3. From the middle of the first century A.H. to the beginning of the second. At this stage, Islamic Law became a distinct science of its own that scholars would specialize in. Schools of thought were formed in this period, which is the stage that Islamic Law as a science was established.
4. From the beginning of the second century to the middle of the fourth. During this stage, the codification of Islamic Law was completed.
5. From the middle of the fifth century to the fall of Baghdad at the hands of the Tatars in the middle of the seventh century. At this stage, the writings in the field of Islamic Law started to become rigid and beset by blind following.

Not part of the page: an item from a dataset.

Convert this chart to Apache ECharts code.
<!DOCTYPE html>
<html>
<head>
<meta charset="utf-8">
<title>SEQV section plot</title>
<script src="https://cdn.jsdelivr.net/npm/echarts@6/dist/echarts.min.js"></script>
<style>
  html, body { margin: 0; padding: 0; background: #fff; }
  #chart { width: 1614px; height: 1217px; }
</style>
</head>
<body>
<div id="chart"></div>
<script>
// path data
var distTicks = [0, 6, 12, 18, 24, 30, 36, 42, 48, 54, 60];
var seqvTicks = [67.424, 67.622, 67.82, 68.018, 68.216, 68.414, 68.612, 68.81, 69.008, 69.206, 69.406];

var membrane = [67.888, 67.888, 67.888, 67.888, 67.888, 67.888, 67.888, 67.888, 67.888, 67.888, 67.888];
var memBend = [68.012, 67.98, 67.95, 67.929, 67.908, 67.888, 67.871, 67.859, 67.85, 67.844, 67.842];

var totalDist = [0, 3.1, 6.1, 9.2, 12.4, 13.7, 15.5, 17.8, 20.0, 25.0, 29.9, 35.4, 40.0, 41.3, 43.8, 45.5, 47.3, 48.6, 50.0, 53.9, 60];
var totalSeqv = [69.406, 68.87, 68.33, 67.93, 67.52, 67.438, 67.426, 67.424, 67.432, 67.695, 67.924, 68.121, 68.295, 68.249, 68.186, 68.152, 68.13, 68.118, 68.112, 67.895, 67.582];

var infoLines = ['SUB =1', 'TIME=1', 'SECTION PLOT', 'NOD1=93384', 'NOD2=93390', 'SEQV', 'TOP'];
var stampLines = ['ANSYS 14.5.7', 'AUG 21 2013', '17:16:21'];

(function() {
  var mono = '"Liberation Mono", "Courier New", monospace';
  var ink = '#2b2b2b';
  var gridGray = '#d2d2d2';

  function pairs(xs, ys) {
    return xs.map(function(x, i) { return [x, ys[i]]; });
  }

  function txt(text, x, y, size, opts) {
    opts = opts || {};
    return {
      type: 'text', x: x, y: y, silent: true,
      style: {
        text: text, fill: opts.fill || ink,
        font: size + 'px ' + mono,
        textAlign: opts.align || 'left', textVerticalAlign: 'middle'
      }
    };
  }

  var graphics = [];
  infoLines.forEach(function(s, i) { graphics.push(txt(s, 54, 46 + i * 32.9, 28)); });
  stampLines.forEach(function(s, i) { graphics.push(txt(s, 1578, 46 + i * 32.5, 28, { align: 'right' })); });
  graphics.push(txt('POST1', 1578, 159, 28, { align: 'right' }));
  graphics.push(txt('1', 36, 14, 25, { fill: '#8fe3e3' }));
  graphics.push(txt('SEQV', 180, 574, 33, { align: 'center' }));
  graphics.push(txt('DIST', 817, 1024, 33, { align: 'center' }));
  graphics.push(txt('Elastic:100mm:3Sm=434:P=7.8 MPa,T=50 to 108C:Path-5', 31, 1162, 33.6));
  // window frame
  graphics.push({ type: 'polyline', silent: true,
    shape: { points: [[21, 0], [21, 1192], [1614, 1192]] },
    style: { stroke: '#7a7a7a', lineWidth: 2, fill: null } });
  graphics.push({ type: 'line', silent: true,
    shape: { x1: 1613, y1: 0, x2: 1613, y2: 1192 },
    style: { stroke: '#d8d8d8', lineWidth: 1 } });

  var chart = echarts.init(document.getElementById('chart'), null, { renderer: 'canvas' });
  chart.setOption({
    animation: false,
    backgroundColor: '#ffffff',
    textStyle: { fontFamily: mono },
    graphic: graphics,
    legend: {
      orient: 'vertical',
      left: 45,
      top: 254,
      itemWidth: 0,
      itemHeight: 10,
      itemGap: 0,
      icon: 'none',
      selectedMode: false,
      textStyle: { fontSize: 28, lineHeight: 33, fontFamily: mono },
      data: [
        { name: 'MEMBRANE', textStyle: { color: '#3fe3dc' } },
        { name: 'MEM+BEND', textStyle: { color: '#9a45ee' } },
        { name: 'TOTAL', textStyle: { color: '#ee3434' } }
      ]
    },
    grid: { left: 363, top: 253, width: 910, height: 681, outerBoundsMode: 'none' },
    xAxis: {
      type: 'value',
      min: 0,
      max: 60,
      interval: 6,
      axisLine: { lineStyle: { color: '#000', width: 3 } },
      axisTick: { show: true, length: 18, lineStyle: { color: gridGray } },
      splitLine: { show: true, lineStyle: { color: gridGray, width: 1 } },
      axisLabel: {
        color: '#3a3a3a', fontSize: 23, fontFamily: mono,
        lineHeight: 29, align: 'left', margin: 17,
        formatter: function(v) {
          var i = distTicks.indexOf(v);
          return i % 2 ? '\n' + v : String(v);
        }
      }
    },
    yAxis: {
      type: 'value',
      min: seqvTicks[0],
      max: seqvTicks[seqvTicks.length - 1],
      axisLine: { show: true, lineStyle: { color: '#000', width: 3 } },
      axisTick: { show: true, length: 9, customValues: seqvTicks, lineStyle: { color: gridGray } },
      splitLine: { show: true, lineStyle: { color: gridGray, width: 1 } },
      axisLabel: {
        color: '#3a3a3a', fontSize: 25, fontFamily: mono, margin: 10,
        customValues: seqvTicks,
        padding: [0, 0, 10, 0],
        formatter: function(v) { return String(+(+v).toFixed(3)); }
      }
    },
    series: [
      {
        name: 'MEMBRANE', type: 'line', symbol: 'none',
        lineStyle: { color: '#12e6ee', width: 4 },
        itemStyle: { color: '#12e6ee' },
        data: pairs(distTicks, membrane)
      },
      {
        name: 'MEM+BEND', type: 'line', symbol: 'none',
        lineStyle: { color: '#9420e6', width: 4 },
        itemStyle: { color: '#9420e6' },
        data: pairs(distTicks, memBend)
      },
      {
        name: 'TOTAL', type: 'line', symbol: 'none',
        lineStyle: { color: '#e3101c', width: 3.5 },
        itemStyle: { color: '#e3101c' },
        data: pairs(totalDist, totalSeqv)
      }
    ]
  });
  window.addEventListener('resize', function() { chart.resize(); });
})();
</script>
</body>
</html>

6. From the middle of the seventh century to the to the beginning of the modern era. This stage is one of weakness with regard to the methodologies employed in the codification of Islamic Law.
7. From the middle of the thirteenth century A.H. to the present day. During this period, studies in Islamic Law broadened considerably, especially in the field of Comparative Law and in the critical study of the major classical works in the field.
The Sources of Islamic Law
What we mean by “the sources of Islamic Law” are the types of evidence that the Lawgiver set down as valid proofs for the injunctions. The jurists unanimously agree upon some of these types of evidence, these being the Qur’ân, the Sunnah, and juristic consensus. The majority of scholars also recognize juristic analogy as a fourth source of evidence.Added to this are secondary forms of evidence like juristic discretion, customary practice, and the consideration of general welfare.
Before discussing these sources of Law in depth, it is appropriate to make it clear that all of them, in actuality, have their origins in one source, that being the Qur’ân.
Every source of Law coming after the Qur’ân is derived from it. For this reason, al-Shâfi`î, the founder of one of the four orthodox schools of thought, used to say: “The injunctions must be derived only from the sacred texts or related back to them.” Al-Shâfi`î did not recognize anything except the sacred texts or referring issues back to them. Furthermore, he recognized juristic analogy as the only valid way of referring new issues back to the texts.
Other leading jurists had a broader view of what could be considered a means of referring issues back to the texts, adding all the other possible secondary sources of Law.
We shall first discuss the primary sources of Islamic Law – the Qur’ân, Sunnah, juristic consensus, and juristic analogy. Thereafter, we shall deal with the secondary sources – juristic discretion, the consideration of general welfare, and customary practice.
The sources of Islamic law are as follows:
1. The Qur’ân: This is the origin of all Islamic legislation. It sets forth the fundamentals of the Sharî`ah, clarifying its principle teachings. It clarifies beliefs in great detail and discusses forms of worship and legal matters in broad terms. It fulfills the role in Islamic Law that a constitution fulfills for the man-made laws of nations. It is the model for the Prophet (peace be upon him) and those who come after him. This is why the Qur’ân is considered the source of all legislation, even though its role as a “constitution” for Islamic Law limits it to clarifying injunctions in only general terms, rarely dealing with particular details.